[Prompt]:
Starting at the first line of the data, please print exactly those lines through the one that holds "d3.scaleLinear().domain([0, 25]).range([plotBottom, plotTop]);", omitting every picture.

[Data block]:
########################################
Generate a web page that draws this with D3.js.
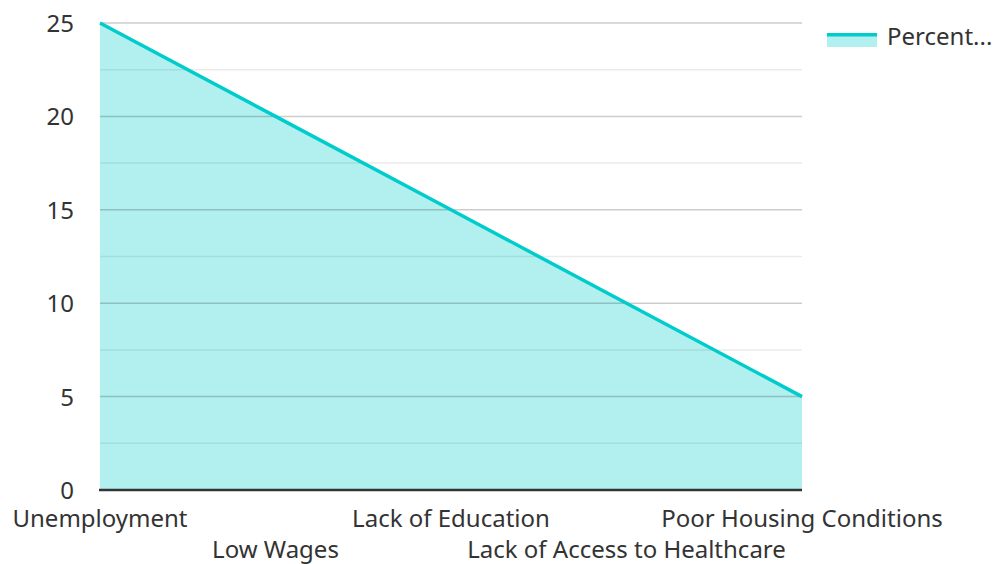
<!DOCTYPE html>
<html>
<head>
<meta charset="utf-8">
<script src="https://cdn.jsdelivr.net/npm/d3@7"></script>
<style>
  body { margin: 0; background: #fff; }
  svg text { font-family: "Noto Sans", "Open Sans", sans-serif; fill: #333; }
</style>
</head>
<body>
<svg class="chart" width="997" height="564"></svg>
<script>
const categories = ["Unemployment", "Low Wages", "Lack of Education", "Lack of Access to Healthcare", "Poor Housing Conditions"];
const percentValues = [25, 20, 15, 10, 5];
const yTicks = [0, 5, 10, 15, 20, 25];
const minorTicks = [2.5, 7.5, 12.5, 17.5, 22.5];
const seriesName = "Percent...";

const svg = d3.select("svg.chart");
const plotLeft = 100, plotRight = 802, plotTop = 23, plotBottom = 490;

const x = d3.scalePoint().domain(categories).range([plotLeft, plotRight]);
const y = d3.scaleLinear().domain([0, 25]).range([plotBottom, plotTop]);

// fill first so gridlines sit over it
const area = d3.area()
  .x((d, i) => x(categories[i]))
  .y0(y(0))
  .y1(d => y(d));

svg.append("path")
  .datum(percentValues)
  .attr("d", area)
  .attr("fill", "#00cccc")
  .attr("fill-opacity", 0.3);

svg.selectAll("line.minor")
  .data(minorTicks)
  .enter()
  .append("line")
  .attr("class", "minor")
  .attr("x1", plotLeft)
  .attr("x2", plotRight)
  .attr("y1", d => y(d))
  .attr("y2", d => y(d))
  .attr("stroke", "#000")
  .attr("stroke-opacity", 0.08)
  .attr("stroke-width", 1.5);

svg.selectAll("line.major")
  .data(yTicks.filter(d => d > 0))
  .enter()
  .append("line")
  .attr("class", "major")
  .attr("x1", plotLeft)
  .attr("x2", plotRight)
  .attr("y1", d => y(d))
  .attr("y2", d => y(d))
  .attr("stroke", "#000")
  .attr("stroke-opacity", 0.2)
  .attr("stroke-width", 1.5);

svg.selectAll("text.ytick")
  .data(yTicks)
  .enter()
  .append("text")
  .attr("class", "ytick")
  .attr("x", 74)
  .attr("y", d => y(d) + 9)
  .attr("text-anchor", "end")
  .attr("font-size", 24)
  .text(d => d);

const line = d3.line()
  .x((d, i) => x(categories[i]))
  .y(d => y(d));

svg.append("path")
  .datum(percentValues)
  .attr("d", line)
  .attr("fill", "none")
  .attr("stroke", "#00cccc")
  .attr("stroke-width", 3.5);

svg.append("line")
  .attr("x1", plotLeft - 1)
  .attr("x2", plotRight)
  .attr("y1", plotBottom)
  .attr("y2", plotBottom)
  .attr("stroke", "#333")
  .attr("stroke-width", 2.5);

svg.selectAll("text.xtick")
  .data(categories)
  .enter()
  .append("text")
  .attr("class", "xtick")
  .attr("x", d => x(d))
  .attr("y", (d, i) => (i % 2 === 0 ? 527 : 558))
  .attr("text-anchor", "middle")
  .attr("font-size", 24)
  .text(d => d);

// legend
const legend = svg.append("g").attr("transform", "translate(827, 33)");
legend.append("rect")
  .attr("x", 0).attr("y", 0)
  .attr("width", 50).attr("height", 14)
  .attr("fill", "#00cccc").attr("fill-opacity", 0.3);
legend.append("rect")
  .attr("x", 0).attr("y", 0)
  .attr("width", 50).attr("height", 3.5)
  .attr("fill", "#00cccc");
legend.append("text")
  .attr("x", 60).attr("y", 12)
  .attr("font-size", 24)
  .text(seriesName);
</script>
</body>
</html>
########################################
[Answer below]:
Generate a web page that draws this with D3.js.
<!DOCTYPE html>
<html>
<head>
<meta charset="utf-8">
<script src="https://cdn.jsdelivr.net/npm/d3@7"></script>
<style>
  body { margin: 0; background: #fff; }
  svg text { font-family: "Noto Sans", "Open Sans", sans-serif; fill: #333; }
</style>
</head>
<body>
<svg class="chart" width="997" height="564"></svg>
<script>
const categories = ["Unemployment", "Low Wages", "Lack of Education", "Lack of Access to Healthcare", "Poor Housing Conditions"];
const percentValues = [25, 20, 15, 10, 5];
const yTicks = [0, 5, 10, 15, 20, 25];
const minorTicks = [2.5, 7.5, 12.5, 17.5, 22.5];
const seriesName = "Percent...";

const svg = d3.select("svg.chart");
const plotLeft = 100, plotRight = 802, plotTop = 23, plotBottom = 490;

const x = d3.scalePoint().domain(categories).range([plotLeft, plotRight]);
const y = d3.scaleLinear().domain([0, 25]).range([plotBottom, plotTop]);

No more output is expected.